Parenchyma and collenchyma cells can absorb water so powerfully that they swell and stretch the wall, thereby growing; sclerenchyma cell walls are strong enough to prevent the protoplast from expanding. The rigidity of sclerenchyma makes it unusable for growing shoot tips because it would prevent further shoot elongation.

Sclerenchyma cells are of two types—conducting sclerenchyma and mechanical sclerenchyma. The latter type is subdivided into long fibers (Fig. 5a to c) and short sclereids (Fig. 5d to f; Table 2), both of which have thick secondary walls. Because fibers are long, they are flexible and are most often found in areas where strength and elasticity are important.

The wood of most flowering plants contains abundant fibers, and their strength supports the tree while their elasticity allows the trunk and branches to sway in the wind without breaking (usually) or becoming permanently bent (Fig. 6). The fiber-rich bark is important not in holding up the tree but in resisting insects, fungi, and other pests.

FIGURE 6: Wood is composed of several types of cells. The numerous small cells with thick walls and extremely narrow lumens are fibers. These give the wood strength and flexibility. The large round cells that appear to be empty are vessel elements, discussed later in this chapter; the small cells with thin walls and large lumens are wood parenchyma cells (X 60). 
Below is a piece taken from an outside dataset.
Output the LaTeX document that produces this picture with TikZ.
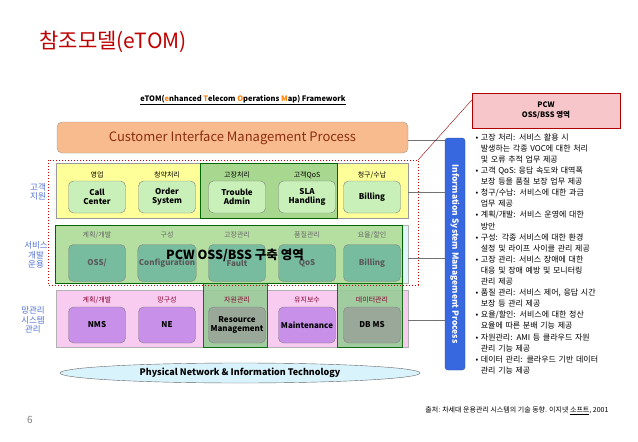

Sclereids are short and more or less isodiametric (cuboidal). Because sclereids have strong walls oriented in all three dimensions, sclerenchyma tissue composed of sclereids is brittle and inflexible. Masses of sclereids form hard, impenetrable surfaces such as the shells of walnuts and coconuts or the "pits" or "stones" of cherries and peaches. Flexibility there would be disadvantageous because the soft seed inside might be crushed even though the shell remained unbroken.

When strength or resistance is the only selective advantage of sclerenchyma, the protoplast usually dies once the secondary wall has been deposited. But in some species, certain sclerenchyma cells, especially fibers, remain alive at maturity and carry out an active metabolism (Fig. 7). These living sclerenchyma cells most often are involved in storing starch or crystals of calcium oxalate. Some have rather thin secondary walls, but in others the secondary walls are just as thick as those of fibers that die at maturity and provide only support.
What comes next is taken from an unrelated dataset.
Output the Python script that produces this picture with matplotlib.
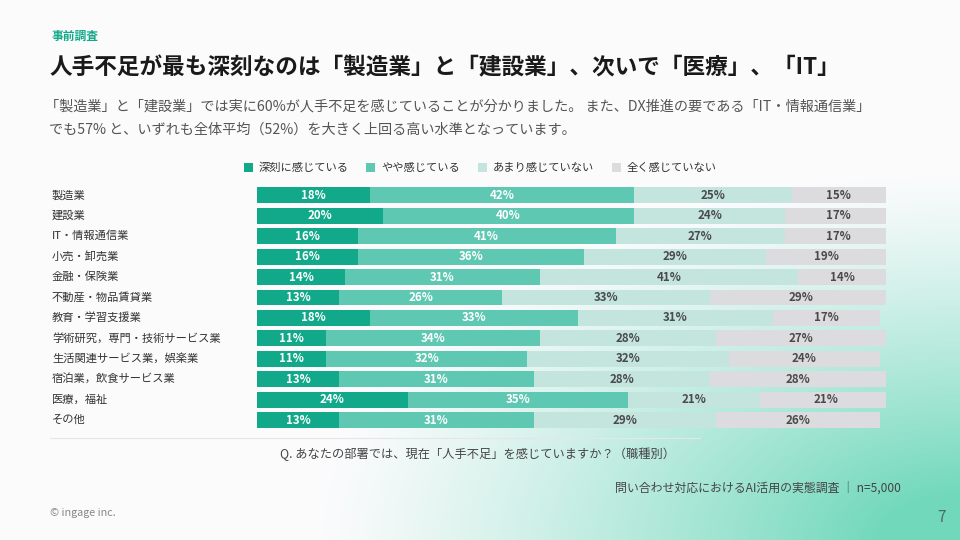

FIGURE 7: These fiber cells have nuclei, indicating that they are living cells. The secondary walls are thick, but not so thick as the walls in Figure 5.11. The small dots visible in the walls are pits; these are much narrower than the pits of Figure 5. 10d. Leaf of Smilax (X 150). 

Like all cells, sclereids and fibers develop from cells produced by cell division; when newly formed, they are small and have only a primary wall—they are parenchyma cells. If the cell is to differentiate into a sclereid, it may expand only slightly, but if it is to develop into a fiber, it elongates greatly. When immature sclereids and fibers reach their final size, the cellulose-synthesizing rosettes of the plasma membrane begin to deposit the secondary wall. As this wall becomes thicker and is impregnated with lignin, it becomes waterproof, so nutrients can enter the cell only through plasmodesmata rather than everywhere, as with, parenchyma and collenchyma cells. It is important that the secondary wall not be deposited along the entire inner surface of the primary wall; small, plasmodesmata-rich areas must remain free of the secondary wall. At first these areas are low depressions in the developing   secondary wall, but as wall deposition continues these areas become narrow pits in the secondary wall (see Figs. 5d). The pits of adjacent sclerenchyma cells must meet; if the pits of one cell met areas of secondary wall in the neighboring cells, no water or sugars could be transferred and the protoplasts would starve.